For the finale, director Roger Haines, who counts some spectacular Christmas shows amongst his many achievements on the cramped Library Theatre stage in the past, brings his considerable skill and experience to bear in mounting a mini-opera with a cast of 8 on the tiny platform of 53two. With a script by Peter Kerry and music by Louis Ashton-Butler, Corruption may have a melodramatic and rather contorted plot, but the same could be said about many operas. The chorus are billed as the Fates (Amy Webber, Amy Forrest, Jordan Liam Sim and Matthew Heywood) but rather than Ancient Greece we are in Victorian England, where these Fates call out the "extra, extra" headlines of the daily news. Maid Maxine (Katie Marie Carter) and butler Jennings (Sean Chriscole) have a dastardly plot to get rid of their master and mistress and to sell a concocted tale of the incident to the gutter press, represented by Hardcastle (Jack Wagman) and Beamish (Daniel Maley), but there are several unlikely twists and double-crosses along the way.
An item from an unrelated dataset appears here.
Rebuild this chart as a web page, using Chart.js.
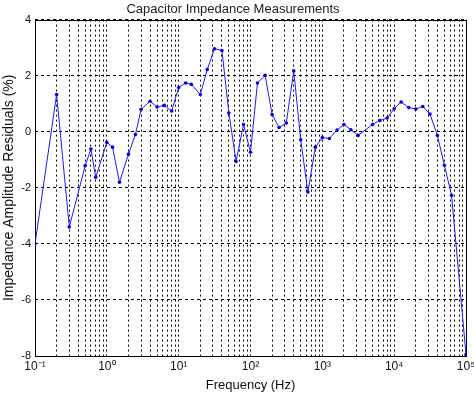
<!DOCTYPE html>
<html><head><meta charset="utf-8">
<script src="https://cdn.jsdelivr.net/npm/chart.js@4.4.0/dist/chart.umd.min.js"></script>
<style>html,body{margin:0;padding:0;background:#fff}#wrap{width:474px;height:398px}</style>
</head><body><div id="wrap"><canvas id="c" width="474" height="398"></canvas></div>
<script>
const frequencies = [0.1,0.2,0.3,0.5,0.6,0.7,1.0,1.2,1.5,2,2.5,3,4,5,6.3,8,10,12.5,15,20,25,31.5,40,50,63,80,100,125,160,200,250,315,400,500,630,800,1000,1250,1600,2000,2500,3150,5000,6300,8000,10000,12500,16000,20000,25000,31500,40000,50000,63000,100000];
const residuals = [-4.0,1.33,-3.4,-1.21,-0.62,-1.62,-0.38,-0.55,-1.8,-0.8,-0.1,0.8,1.09,0.88,0.94,0.74,1.58,1.74,1.69,1.33,2.22,2.96,2.9,0.67,-1.06,0.26,-0.73,1.74,2.01,0.61,0.15,0.31,2.17,-0.29,-2.15,-0.55,-0.21,-0.24,0.06,0.26,0.07,-0.13,0.26,0.4,0.49,0.82,1.06,0.86,0.81,0.9,0.63,-0.13,-1.2,-2.27,-7.95];
const yTicks = [4,2,0,-2,-4,-6,-8];
const xDecades = [-1,0,1,2,3,4,5];
const titleText = 'Capacitor Impedance Measurements';
const xTitle = 'Frequency (Hz)';
const yTitle = 'Impedance Amplitude Residuals (%)';

const supMap = {'-':'\u207B','0':'\u2070','1':'\u00B9','2':'\u00B2','3':'\u00B3','4':'\u2074','5':'\u2075'};
function decadeLabel(e){ return '10' + String(e).split('').map(c=>supMap[c]).join(''); }

const xTickValues = [];
for (let i = 0; i < xDecades.length; i++) {
  const e = xDecades[i];
  if (i === xDecades.length - 1) { xTickValues.push(Math.pow(10, e)); break; }
  for (let m = 1; m <= 9; m++) xTickValues.push(m * Math.pow(10, e));
}

const points = frequencies.map((f, i) => ({x: f, y: residuals[i]}));
const FONT = '"Liberation Sans", Arial, sans-serif';

const boxPlugin = {
  id: 'box',
  beforeDatasetsDraw(chart) {
    const {ctx, chartArea: a} = chart;
    ctx.save();
    ctx.strokeStyle = '#000';
    ctx.lineWidth = 1;
    ctx.setLineDash([]);
    ctx.strokeRect(Math.round(a.left) + 0.5, Math.round(a.top) + 0.5, Math.round(a.right - a.left), Math.round(a.bottom - a.top));
    ctx.restore();
  }
};

new Chart(document.getElementById('c'), {
  type: 'line',
  data: { datasets: [{
    data: points,
    borderColor: '#1a1aff',
    backgroundColor: '#1a1aff',
    borderWidth: 1,
    pointRadius: 1.8,
    pointBorderWidth: 0,
    pointBackgroundColor: '#0000ee',
    tension: 0,
    fill: false
  }]},
  options: {
    responsive: false,
    animation: false,
    devicePixelRatio: 1,
    layout: { padding: { left: 0, right: 8, top: 0, bottom: 0 } },
    plugins: {
      legend: { display: false },
      tooltip: { enabled: false },
      title: { display: true, text: titleText, color: '#222', font: { family: FONT, size: 13, weight: 'normal' }, padding: { top: 2, bottom: 2 } }
    },
    scales: {
      x: {
        type: 'logarithmic',
        min: 0.1, max: 100000,
        afterBuildTicks(scale) { scale.ticks = xTickValues.map(v => ({ value: v })); },
        afterFit(scale) { scale.height = 42; scale.paddingLeft = 0; scale.paddingRight = 0; },
        ticks: {
          autoSkip: false, maxRotation: 0, minRotation: 0, padding: 3, color: '#111',
          font: { family: FONT, size: 12 },
          callback(value) {
            const l = Math.log10(value);
            const r = Math.round(l);
            return Math.abs(l - r) < 1e-9 ? decadeLabel(r) : '';
          }
        },
        grid: { color: '#000', lineWidth: 1, drawTicks: false },
        border: { display: false, dash: [2, 3] },
        title: { display: true, text: xTitle, color: '#111', font: { family: FONT, size: 13 }, padding: { top: 5, bottom: 5 } }
      },
      y: {
        type: 'linear',
        min: -8, max: 4,
        afterBuildTicks(scale) { scale.ticks = yTicks.map(v => ({ value: v })); },
        afterFit(scale) { scale.width = 35; scale.paddingTop = 0; scale.paddingBottom = 0; },
        ticks: { padding: 4, color: '#111', font: { family: FONT, size: 11 } },
        grid: { color: '#000', lineWidth: 1, drawTicks: false },
        border: { display: false, dash: [3, 3] },
        title: { display: true, text: yTitle, color: '#111', font: { family: FONT, size: 14 }, padding: { top: 1, bottom: 1 } }
      }
    }
  },
  plugins: [boxPlugin]
});
</script>
</body></html>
This final piece isn't the sort of script you can dash off between writing episodes of Emmerdale and the music is far from simple with harmonies as complex as Sondheim at his most obtuse. It also has a full production team—with musical director Andy Daves and assistant director Jonny Cordingley—as well as an extremely good cast to create a very polished, not to mention brilliantly entertaining, performance.

While this looked like a fairly average JB by the interval, the second half raised the bar considerably; this selection is easily worth £9 of anyone's money.